It feels like I've been on a full-out run since mid-December. There's the mad Christmas rush, of course, followed by New Year's and my daughter's birthday. And then I had to get organized for my trip to Nashville last week, which was more complicated than usual because I was also presenting a workshop.
On the two plane flights home, I had terrible problems with the air pressure changes (that'll happen when the pilot descends from 20,000 feet when you're only 60 miles out) and so ever since I've been struggling with a head as congested as a stuffed sausage. That's what it feels like, actually. I keep thinking that there's no room for any extra thoughts between the usual synapses in my brain.
And to top it all off, I arrived home Monday night and stepped right into a full schedule on Tuesday, with appointments during the day and every evening booked.
I realized this morning while writing morning pages that I've simply not had time to clear the gunk out of my brain (and the damn congestion doesn't help). But here's the deal. My surroundings echo my mental state. My office is a mess, with piles of journals and notebooks here, books I've pulled off shelves there, and papers everywhere. And after reading a blog post from my student and friend Leisa Hammett, I've realized how big of a problem this is for me. I looked around this morning and decided I need to get myself organized, pronto.

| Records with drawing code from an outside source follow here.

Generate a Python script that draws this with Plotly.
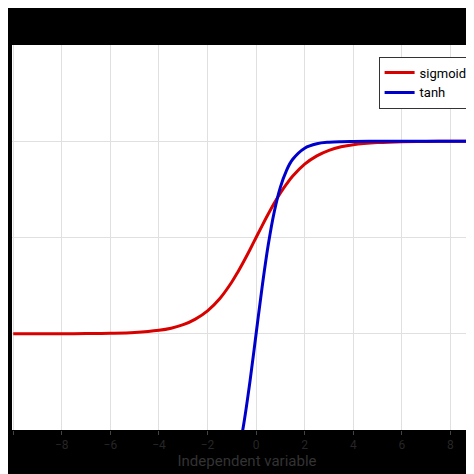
import plotly.graph_objects as go

x = [-10, -9, -8, -7, -6, -5, -4, -3.5, -3, -2.5, -2, -1.5, -1, -0.75, -0.5, -0.25, 0,
     0.25, 0.5, 0.75, 1, 1.25, 1.5, 2, 2.5, 3, 3.5, 4, 5, 6, 7, 8, 9, 10]
sigmoid = [0.0000, 0.0001, 0.0003, 0.0009, 0.0025, 0.0067, 0.018, 0.029, 0.047, 0.076,
           0.119, 0.182, 0.269, 0.321, 0.378, 0.438, 0.500, 0.562, 0.622, 0.679, 0.731,
           0.777, 0.818, 0.881, 0.924, 0.953, 0.971, 0.982, 0.993, 0.998, 0.999, 1.0, 1.0, 1.0]
tanh = [-1.0, -1.0, -1.0, -1.0, -1.0, -1.0, -0.999, -0.998, -0.995, -0.987, -0.964, -0.905,
        -0.762, -0.635, -0.462, -0.245, 0.0, 0.245, 0.462, 0.635, 0.762, 0.848, 0.905,
        0.964, 0.987, 0.995, 0.998, 0.999, 1.0, 1.0, 1.0, 1.0, 1.0, 1.0]
xticks = [-10, -8, -6, -4, -2, 0, 2, 4, 6, 8]

fig = go.Figure()
fig.add_trace(go.Scatter(x=x, y=sigmoid, name="sigmoid", mode="lines",
                         line=dict(color="#d90000", width=3, shape="spline")))
fig.add_trace(go.Scatter(x=x, y=tanh, name="tanh", mode="lines",
                         line=dict(color="#0000cc", width=3, shape="spline")))

fig.update_layout(
    width=474, height=474,
    paper_bgcolor="black", plot_bgcolor="white",
    margin=dict(l=4, r=0, t=37, b=52, autoexpand=False),
    font=dict(family="Roboto, Arial", size=12, color="#262626"),
    showlegend=True,
    legend=dict(x=0.78, y=0.97, xanchor="left", yanchor="top",
                bgcolor="white", bordercolor="#333", borderwidth=1,
                font=dict(size=13, color="black")),
)
fig.update_xaxes(range=[-10.05, 9.3], tickvals=xticks, showgrid=True, gridcolor="#e0e0e0",
                 zeroline=False, ticks="outside", ticklen=4, tickcolor="#444", automargin=False,
                 title=dict(text="Independent variable", font=dict(size=15, color="#333"),
                            standoff=4))
fig.update_yaxes(range=[-0.5, 1.5], dtick=0.5, showgrid=True, gridcolor="#e0e0e0",
                 zeroline=False, showticklabels=False, automargin=False)

fig.write_html("out.html")
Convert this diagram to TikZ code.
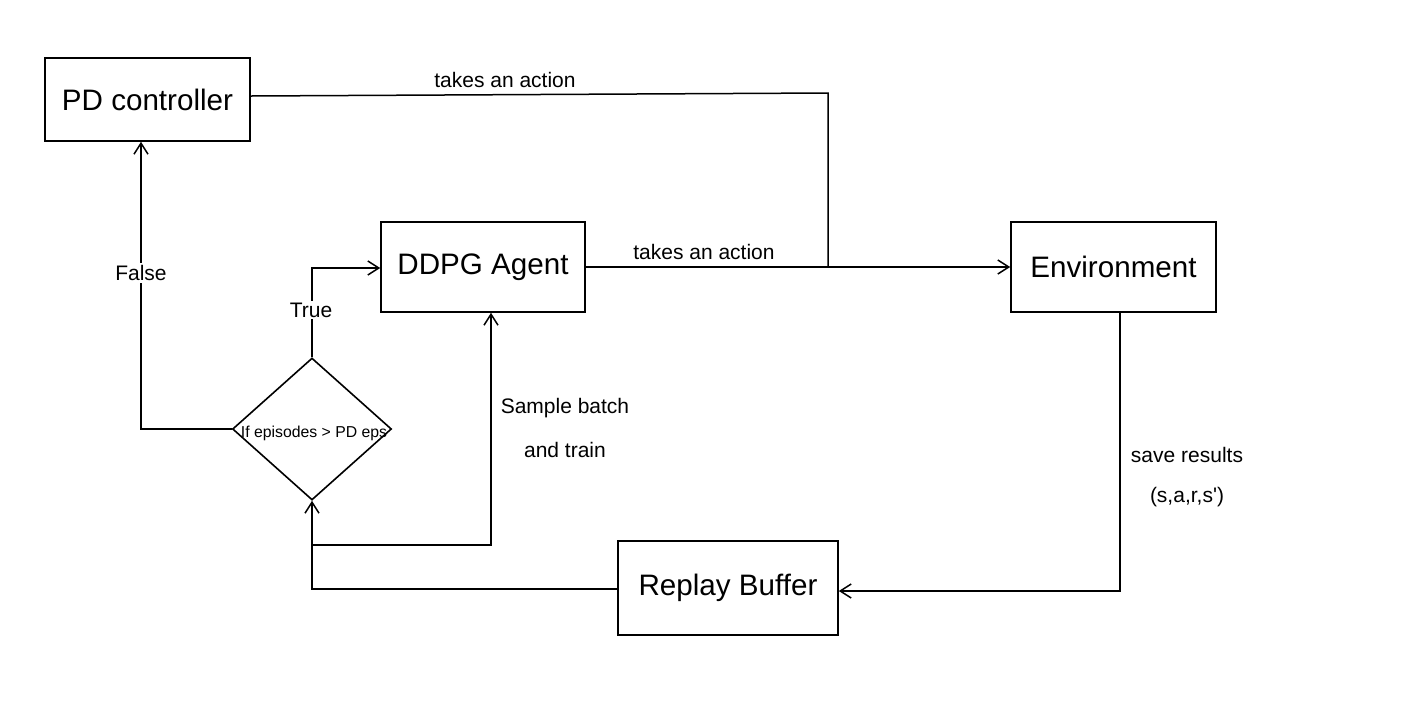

But a messy office is just the physical manifestation of my messy mind. Here are some of the things I haven't been doing that usually contribute to a better mental state:
My morning ritual. I am managing to write morning pages, but usually I spend time in meditation and prayer, contemplating life, and doing a bit of inspiring reading also. That's all out the window.
Meditation. See above.
Exercise. I'm a lifelong walker and usually it takes barely anything to get me out the door. Not lately. Its too cold, or its too wet, or its just too too. Basically, I'm just too lazy. This must change. My body is complaining to me, loudly.
But here's something I have been doing a lot lately that I believe has an enormous impact on my well-being:
Reading. I'm always reading something (usually about 5 somethings) but lately I've been on a run of reading especially good books (The Hunger Games, The Help, a couple of non-fiction titles). There's no better way to spend downtime as a writer than reading. It informs, encourages and teaches us about our craft in every single aspect.
So, with luck, with any luck at all, I'll get my office organized this weekend. Right after I finish the last 100 pages of The Help.